_Problem description_: Extract the full listing verbatim and drop any pictures from your copy.

-=-=-=-=-

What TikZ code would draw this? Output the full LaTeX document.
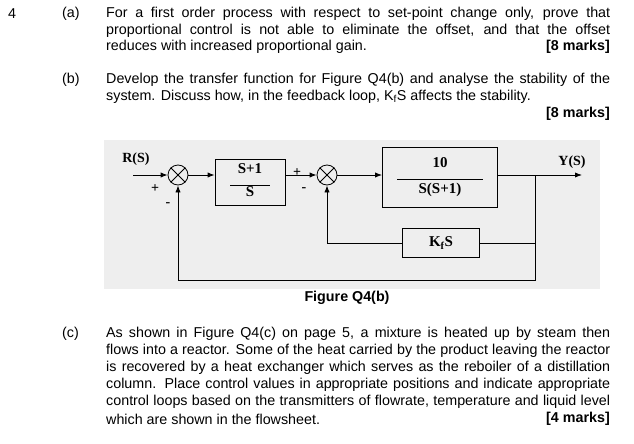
\documentclass[tikz,border=0pt]{standalone}
\usepackage{fontspec}
\setmainfont{Liberation Sans}
\newfontfamily\dgfont{Liberation Serif}
\usetikzlibrary{arrows.meta}
\newcommand\jline[1]{\makebox[504pt][s]{#1}}
\begin{document}
\begin{tikzpicture}[x=1pt,y=-1pt,
  txt/.style={anchor=west,inner sep=0,font=\fontsize{14.3}{17}\selectfont},
  mk/.style={anchor=east,inner sep=0,font=\fontsize{14.3}{17}\selectfont\bfseries},
  blk/.style={draw,thick,font=\fontsize{15}{15}\selectfont\dgfont\bfseries},
  sum/.style={draw,thick,circle,minimum size=20pt,inner sep=0},
  ar/.style={thick,-{Latex[length=7pt]}},
  ln/.style={thick},
  sg/.style={font=\fontsize{14}{14}\selectfont\dgfont\bfseries,inner sep=0}]
\useasboundingbox (0,0) rectangle (634,444);
\node[txt] (n4) at (8,14) {4};
\node[txt] (qa) at (62,14) {(a)};
\node[txt] (a1) at (106,14) {\jline{For a first order process with respect to set-point change only, prove that}};
\node[txt] (a2) at (106,31) {\jline{proportional control is not able to eliminate the offset, and that the offset}};
\node[txt] (a3) at (106,47) {reduces with increased proportional gain.};
\node[mk] (m1) at (610,47) {[8 marks]};
\node[txt] (qb) at (62,80) {(b)};
\node[txt] (b1) at (106,80) {\jline{Develop the transfer function for Figure Q4(b) and analyse the stability of the}};
\node[txt] (b2) at (106,97) {system. Discuss how, in the feedback loop, K\textsubscript{f}S affects the stability.};
\node[mk] (m2) at (610,114) {[8 marks]};
\fill[gray!13] (104,140) rectangle (600,289);
\node[sg] (R) at (136,159) {R(S)};
\node[sg] (Y) at (572,162) {Y(S)};
\coordinate (in) at (133,175);
\node[sum] (s1) at (178,175) {};
\draw[thick] (s1.north west)--(s1.south east) (s1.north east)--(s1.south west);
\node[blk,minimum width=70pt,minimum height=46pt] (g1) at (250,182) {\begin{tabular}{c}S+1\\[-3pt]\rule{40pt}{0.8pt}\\[-4pt]S\end{tabular}};
\node[sum] (s2) at (327,175) {};
\draw[thick] (s2.north west)--(s2.south east) (s2.north east)--(s2.south west);
\node[blk,minimum width=115pt,minimum height=60pt] (g2) at (440,177) {\begin{tabular}{c}10\\[-2pt]\rule{86pt}{0.8pt}\\[-2pt]S(S+1)\end{tabular}};
\node[blk,minimum width=77pt,minimum height=29pt] (h) at (441,243) {K\textsubscript{f}S};
\coordinate (br) at (535,175);
\coordinate (out) at (582,175);
\draw[ar] (in)--(s1);
\draw[ar] (s1)--(g1.west|-s1);
\draw[ar] (g1.east|-s2)--(s2);
\draw[ar] (s2)--(g2.west|-s2);
\draw[ar] (g2.east|-s2)--(out);
\draw[ln] (br)--(br|-h)--(h.east);
\draw[ar] (h.west)--(s2|-h)--(s2.south);
\draw[ar] (br|-h)--(535,280)--(178,280)--(s1.south);
\node[sg] (p1) at (155,189) {+};
\node[sg] (m1s) at (168,205) {-};
\node[sg] (p2) at (297,173) {+};
\node[sg] (m2s) at (304,190) {-};
\node[mk,anchor=center] (cap) at (347,298) {Figure Q4(b)};
\node[txt] (qc) at (62,334) {(c)};
\node[txt] (c1) at (106,334) {\jline{As shown in Figure Q4(c) on page 5, a mixture is heated up by steam then}};
\node[txt] (c2) at (106,351) {\jline{flows into a reactor. Some of the heat carried by the product leaving the reactor}};
\node[txt] (c3) at (106,368) {\jline{is recovered by a heat exchanger which serves as the reboiler of a distillation}};
\node[txt] (c4) at (106,385) {\jline{column. Place control values in appropriate positions and indicate appropriate}};
\node[txt] (c5) at (106,402) {\jline{control loops based on the transmitters of flowrate, temperature and liquid level}};
\node[txt] (c6) at (106,419) {which are shown in the flowsheet.};
\node[mk] (m3) at (610,419) {[4 marks]};
\end{tikzpicture}
\end{document}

-=-=-=-=-

_Correct output_:
What TikZ code would draw this? Output the full LaTeX document.
\documentclass[tikz,border=0pt]{standalone}
\usepackage{fontspec}
\setmainfont{Liberation Sans}
\newfontfamily\dgfont{Liberation Serif}
\usetikzlibrary{arrows.meta}
\newcommand\jline[1]{\makebox[504pt][s]{#1}}
\begin{document}
\begin{tikzpicture}[x=1pt,y=-1pt,
  txt/.style={anchor=west,inner sep=0,font=\fontsize{14.3}{17}\selectfont},
  mk/.style={anchor=east,inner sep=0,font=\fontsize{14.3}{17}\selectfont\bfseries},
  blk/.style={draw,thick,font=\fontsize{15}{15}\selectfont\dgfont\bfseries},
  sum/.style={draw,thick,circle,minimum size=20pt,inner sep=0},
  ar/.style={thick,-{Latex[length=7pt]}},
  ln/.style={thick},
  sg/.style={font=\fontsize{14}{14}\selectfont\dgfont\bfseries,inner sep=0}]
\useasboundingbox (0,0) rectangle (634,444);
\node[txt] (n4) at (8,14) {4};
\node[txt] (qa) at (62,14) {(a)};
\node[txt] (a1) at (106,14) {\jline{For a first order process with respect to set-point change only, prove that}};
\node[txt] (a2) at (106,31) {\jline{proportional control is not able to eliminate the offset, and that the offset}};
\node[txt] (a3) at (106,47) {reduces with increased proportional gain.};
\node[mk] (m1) at (610,47) {[8 marks]};
\node[txt] (qb) at (62,80) {(b)};
\node[txt] (b1) at (106,80) {\jline{Develop the transfer function for Figure Q4(b) and analyse the stability of the}};
\node[txt] (b2) at (106,97) {system. Discuss how, in the feedback loop, K\textsubscript{f}S affects the stability.};
\node[mk] (m2) at (610,114) {[8 marks]};
\fill[gray!13] (104,140) rectangle (600,289);
\node[sg] (R) at (136,159) {R(S)};
\node[sg] (Y) at (572,162) {Y(S)};
\coordinate (in) at (133,175);
\node[sum] (s1) at (178,175) {};
\draw[thick] (s1.north west)--(s1.south east) (s1.north east)--(s1.south west);
\node[blk,minimum width=70pt,minimum height=46pt] (g1) at (250,182) {\begin{tabular}{c}S+1\\[-3pt]\rule{40pt}{0.8pt}\\[-4pt]S\end{tabular}};
\node[sum] (s2) at (327,175) {};
\draw[thick] (s2.north west)--(s2.south east) (s2.north east)--(s2.south west);
\node[blk,minimum width=115pt,minimum height=60pt] (g2) at (440,177) {\begin{tabular}{c}10\\[-2pt]\rule{86pt}{0.8pt}\\[-2pt]S(S+1)\end{tabular}};
\node[blk,minimum width=77pt,minimum height=29pt] (h) at (441,243) {K\textsubscript{f}S};
\coordinate (br) at (535,175);
\coordinate (out) at (582,175);
\draw[ar] (in)--(s1);
\draw[ar] (s1)--(g1.west|-s1);
\draw[ar] (g1.east|-s2)--(s2);
\draw[ar] (s2)--(g2.west|-s2);
\draw[ar] (g2.east|-s2)--(out);
\draw[ln] (br)--(br|-h)--(h.east);
\draw[ar] (h.west)--(s2|-h)--(s2.south);
\draw[ar] (br|-h)--(535,280)--(178,280)--(s1.south);
\node[sg] (p1) at (155,189) {+};
\node[sg] (m1s) at (168,205) {-};
\node[sg] (p2) at (297,173) {+};
\node[sg] (m2s) at (304,190) {-};
\node[mk,anchor=center] (cap) at (347,298) {Figure Q4(b)};
\node[txt] (qc) at (62,334) {(c)};
\node[txt] (c1) at (106,334) {\jline{As shown in Figure Q4(c) on page 5, a mixture is heated up by steam then}};
\node[txt] (c2) at (106,351) {\jline{flows into a reactor. Some of the heat carried by the product leaving the reactor}};
\node[txt] (c3) at (106,368) {\jline{is recovered by a heat exchanger which serves as the reboiler of a distillation}};
\node[txt] (c4) at (106,385) {\jline{column. Place control values in appropriate positions and indicate appropriate}};
\node[txt] (c5) at (106,402) {\jline{control loops based on the transmitters of flowrate, temperature and liquid level}};
\node[txt] (c6) at (106,419) {which are shown in the flowsheet.};
\node[mk] (m3) at (610,419) {[4 marks]};
\end{tikzpicture}
\end{document}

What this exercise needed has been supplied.